WHAT THE TASK REQUIRES:
Locate the line bearing "Reproduce this chart with matplotlib." in the material below, then reproduce it and each following line up to and including the line bearing "plt.rcParams['font.family'] = ['Liberation".

-------------------------

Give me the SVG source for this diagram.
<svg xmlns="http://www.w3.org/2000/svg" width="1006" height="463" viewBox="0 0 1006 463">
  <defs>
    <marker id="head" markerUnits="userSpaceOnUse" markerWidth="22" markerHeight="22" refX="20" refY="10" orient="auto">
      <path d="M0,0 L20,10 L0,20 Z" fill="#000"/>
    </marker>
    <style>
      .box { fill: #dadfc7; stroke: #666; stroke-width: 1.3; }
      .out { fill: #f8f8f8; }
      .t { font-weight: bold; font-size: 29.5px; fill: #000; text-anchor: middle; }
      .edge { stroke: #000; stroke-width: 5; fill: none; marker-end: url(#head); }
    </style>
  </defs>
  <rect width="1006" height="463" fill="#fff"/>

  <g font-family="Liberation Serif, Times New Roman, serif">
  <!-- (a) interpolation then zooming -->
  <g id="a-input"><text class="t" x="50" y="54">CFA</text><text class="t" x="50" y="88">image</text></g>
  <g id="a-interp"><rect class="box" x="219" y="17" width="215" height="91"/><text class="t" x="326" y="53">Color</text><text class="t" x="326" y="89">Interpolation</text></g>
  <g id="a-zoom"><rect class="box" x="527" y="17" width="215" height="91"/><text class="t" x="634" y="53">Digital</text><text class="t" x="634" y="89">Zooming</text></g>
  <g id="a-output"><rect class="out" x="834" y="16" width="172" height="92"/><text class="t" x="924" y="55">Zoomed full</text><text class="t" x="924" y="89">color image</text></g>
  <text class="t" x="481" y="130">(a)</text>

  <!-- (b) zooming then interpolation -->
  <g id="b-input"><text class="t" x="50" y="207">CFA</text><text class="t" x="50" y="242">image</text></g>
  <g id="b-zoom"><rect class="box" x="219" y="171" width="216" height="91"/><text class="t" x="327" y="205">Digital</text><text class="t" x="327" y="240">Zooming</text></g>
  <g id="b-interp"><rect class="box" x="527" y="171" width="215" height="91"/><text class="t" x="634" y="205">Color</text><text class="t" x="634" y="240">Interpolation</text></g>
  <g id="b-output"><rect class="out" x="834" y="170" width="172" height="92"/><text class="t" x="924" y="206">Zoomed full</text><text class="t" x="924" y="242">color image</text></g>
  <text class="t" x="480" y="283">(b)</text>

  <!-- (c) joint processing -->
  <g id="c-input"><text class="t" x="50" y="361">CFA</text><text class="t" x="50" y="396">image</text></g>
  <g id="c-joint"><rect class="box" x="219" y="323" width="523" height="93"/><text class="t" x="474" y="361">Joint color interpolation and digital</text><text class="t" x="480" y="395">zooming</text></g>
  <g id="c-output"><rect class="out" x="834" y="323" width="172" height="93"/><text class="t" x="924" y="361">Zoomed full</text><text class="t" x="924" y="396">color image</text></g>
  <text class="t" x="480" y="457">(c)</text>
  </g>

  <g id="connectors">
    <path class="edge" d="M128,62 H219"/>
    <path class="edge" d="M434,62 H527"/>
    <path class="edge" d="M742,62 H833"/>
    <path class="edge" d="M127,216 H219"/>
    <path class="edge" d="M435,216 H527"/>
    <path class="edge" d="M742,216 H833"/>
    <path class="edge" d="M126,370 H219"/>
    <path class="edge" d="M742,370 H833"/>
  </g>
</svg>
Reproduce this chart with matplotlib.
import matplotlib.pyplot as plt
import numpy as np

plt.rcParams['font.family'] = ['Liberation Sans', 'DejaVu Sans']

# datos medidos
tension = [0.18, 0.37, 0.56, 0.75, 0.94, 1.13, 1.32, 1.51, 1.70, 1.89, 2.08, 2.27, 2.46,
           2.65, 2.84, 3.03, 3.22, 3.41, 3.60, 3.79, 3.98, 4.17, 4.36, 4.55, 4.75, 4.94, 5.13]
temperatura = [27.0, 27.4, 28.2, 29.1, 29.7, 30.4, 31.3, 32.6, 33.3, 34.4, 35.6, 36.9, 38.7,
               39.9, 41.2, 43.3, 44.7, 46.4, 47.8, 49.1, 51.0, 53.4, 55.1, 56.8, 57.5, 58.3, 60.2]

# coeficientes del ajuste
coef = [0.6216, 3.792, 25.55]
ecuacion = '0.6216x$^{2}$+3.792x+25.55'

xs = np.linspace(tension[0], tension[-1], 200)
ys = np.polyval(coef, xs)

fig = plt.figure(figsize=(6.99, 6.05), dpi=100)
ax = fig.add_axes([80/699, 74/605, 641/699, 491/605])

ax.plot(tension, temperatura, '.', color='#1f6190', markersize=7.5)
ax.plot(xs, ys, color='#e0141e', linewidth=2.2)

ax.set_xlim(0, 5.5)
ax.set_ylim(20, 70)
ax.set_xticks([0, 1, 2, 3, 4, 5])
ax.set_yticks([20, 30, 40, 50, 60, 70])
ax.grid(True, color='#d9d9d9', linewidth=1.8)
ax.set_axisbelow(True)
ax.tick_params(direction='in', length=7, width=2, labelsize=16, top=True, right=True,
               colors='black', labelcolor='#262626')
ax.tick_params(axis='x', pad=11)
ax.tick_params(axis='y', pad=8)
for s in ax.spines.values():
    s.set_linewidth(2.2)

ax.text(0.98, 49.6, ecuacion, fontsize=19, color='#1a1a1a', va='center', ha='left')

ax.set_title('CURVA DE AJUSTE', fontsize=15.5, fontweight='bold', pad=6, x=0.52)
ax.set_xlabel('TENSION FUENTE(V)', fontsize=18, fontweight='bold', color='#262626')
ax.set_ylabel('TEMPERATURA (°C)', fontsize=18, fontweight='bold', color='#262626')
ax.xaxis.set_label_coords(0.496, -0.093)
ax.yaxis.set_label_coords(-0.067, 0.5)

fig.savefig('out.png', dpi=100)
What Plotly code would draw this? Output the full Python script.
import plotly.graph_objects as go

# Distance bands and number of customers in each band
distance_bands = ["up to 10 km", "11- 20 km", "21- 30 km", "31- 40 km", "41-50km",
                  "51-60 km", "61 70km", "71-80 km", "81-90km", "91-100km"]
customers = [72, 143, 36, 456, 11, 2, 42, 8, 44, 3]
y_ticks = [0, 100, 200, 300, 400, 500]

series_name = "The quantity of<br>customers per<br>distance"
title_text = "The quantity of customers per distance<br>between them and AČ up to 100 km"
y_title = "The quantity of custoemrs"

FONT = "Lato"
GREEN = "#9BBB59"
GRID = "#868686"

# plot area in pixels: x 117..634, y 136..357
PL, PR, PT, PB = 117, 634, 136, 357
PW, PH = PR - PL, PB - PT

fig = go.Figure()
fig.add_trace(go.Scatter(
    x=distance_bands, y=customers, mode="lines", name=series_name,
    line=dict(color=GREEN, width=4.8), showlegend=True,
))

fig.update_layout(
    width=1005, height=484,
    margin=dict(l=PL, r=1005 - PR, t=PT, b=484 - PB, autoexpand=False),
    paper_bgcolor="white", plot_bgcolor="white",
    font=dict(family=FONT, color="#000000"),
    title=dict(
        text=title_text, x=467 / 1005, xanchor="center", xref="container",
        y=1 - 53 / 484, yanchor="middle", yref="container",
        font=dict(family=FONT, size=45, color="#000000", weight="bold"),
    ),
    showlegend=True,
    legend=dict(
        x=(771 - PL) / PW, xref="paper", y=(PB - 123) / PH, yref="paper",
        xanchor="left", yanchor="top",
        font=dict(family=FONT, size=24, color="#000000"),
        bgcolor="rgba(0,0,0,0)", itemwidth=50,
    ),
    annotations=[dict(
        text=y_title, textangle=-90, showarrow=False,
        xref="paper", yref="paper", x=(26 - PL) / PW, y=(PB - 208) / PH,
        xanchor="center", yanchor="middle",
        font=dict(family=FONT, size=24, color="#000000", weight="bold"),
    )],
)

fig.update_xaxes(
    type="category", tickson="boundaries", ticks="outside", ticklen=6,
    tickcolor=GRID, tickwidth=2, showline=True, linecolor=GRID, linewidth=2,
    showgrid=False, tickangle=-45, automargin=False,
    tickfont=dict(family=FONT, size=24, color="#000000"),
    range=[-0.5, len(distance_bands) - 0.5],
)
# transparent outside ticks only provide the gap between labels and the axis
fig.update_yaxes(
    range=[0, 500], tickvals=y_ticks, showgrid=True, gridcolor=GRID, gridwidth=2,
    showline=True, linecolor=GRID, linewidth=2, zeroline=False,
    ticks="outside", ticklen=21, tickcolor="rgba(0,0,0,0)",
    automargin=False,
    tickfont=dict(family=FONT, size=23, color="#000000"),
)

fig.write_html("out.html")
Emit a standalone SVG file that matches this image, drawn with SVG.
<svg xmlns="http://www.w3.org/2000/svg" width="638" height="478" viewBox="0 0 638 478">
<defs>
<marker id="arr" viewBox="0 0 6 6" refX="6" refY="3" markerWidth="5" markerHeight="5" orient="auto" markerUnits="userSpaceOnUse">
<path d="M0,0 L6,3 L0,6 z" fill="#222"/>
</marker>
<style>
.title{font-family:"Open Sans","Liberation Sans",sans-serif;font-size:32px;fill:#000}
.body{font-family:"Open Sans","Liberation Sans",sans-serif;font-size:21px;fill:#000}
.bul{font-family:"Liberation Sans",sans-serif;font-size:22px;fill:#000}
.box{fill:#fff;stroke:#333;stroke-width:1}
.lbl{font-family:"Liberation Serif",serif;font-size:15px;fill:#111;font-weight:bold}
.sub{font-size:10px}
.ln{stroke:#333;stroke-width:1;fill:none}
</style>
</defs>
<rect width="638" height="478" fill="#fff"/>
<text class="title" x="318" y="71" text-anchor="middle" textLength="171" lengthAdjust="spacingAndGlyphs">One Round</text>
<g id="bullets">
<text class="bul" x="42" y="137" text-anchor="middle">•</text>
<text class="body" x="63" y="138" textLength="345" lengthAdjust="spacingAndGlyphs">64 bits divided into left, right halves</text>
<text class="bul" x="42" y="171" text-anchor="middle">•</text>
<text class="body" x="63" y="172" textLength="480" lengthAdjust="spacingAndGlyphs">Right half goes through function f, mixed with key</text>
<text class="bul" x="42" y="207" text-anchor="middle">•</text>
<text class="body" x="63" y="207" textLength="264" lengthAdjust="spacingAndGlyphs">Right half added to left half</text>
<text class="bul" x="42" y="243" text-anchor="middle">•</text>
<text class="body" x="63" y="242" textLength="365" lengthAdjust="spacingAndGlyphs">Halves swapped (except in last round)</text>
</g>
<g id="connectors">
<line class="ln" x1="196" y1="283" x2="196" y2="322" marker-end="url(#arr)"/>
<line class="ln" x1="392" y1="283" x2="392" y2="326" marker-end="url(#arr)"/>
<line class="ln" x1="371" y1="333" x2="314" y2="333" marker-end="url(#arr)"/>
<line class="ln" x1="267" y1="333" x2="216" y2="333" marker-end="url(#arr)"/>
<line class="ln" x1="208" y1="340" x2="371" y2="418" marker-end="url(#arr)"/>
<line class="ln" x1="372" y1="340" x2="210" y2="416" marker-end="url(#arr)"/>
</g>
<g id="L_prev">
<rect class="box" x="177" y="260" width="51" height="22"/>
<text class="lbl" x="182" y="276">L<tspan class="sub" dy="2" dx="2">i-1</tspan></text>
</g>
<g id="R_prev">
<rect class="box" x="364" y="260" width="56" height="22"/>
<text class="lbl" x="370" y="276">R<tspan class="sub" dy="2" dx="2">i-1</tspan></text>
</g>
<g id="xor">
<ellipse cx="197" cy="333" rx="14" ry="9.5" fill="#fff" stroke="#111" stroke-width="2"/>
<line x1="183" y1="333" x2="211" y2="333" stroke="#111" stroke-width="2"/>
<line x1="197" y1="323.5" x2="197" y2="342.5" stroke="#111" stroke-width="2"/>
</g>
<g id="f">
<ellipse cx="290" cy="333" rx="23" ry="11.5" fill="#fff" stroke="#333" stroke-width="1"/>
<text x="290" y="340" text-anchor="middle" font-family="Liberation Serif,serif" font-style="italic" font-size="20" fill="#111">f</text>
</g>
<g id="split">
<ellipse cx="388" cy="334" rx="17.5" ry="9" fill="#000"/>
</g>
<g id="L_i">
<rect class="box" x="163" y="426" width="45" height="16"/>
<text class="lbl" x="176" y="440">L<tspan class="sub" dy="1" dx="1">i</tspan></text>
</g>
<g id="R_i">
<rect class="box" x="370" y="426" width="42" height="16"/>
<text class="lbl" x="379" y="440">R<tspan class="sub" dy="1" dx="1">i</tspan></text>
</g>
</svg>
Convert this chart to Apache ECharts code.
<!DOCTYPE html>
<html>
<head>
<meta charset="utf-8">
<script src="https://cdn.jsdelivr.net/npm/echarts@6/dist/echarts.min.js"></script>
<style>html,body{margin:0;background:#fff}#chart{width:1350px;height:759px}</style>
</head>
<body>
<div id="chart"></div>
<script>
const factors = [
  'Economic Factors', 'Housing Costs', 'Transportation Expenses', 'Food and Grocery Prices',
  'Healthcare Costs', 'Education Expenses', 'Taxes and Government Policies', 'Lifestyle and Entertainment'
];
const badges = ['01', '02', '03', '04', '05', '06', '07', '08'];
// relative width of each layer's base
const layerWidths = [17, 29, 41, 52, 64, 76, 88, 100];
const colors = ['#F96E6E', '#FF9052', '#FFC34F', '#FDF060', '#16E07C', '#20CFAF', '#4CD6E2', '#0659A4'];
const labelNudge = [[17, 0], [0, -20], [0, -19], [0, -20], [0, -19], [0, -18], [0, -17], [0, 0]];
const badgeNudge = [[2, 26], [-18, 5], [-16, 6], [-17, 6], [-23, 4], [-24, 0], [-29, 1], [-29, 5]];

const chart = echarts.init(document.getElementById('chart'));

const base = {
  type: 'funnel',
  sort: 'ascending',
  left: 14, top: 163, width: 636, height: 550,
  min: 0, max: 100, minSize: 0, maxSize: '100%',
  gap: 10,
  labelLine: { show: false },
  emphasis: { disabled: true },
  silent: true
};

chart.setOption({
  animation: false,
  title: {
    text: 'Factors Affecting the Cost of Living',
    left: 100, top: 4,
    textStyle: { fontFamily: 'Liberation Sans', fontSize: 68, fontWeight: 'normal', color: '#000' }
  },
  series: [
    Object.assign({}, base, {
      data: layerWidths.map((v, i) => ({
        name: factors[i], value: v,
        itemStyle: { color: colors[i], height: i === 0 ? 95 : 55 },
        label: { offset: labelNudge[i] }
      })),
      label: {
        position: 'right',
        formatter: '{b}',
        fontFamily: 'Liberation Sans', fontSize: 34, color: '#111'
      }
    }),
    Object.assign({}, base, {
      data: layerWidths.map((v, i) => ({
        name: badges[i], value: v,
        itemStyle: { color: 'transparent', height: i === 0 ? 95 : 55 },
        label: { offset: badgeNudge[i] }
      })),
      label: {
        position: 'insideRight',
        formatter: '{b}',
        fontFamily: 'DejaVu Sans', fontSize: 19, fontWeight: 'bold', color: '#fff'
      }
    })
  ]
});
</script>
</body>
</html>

-------------------------

THE ANSWER:
Reproduce this chart with matplotlib.
import matplotlib.pyplot as plt
import numpy as np

plt.rcParams['font.family'] = ['Liberation Sans', 'DejaVu Sans']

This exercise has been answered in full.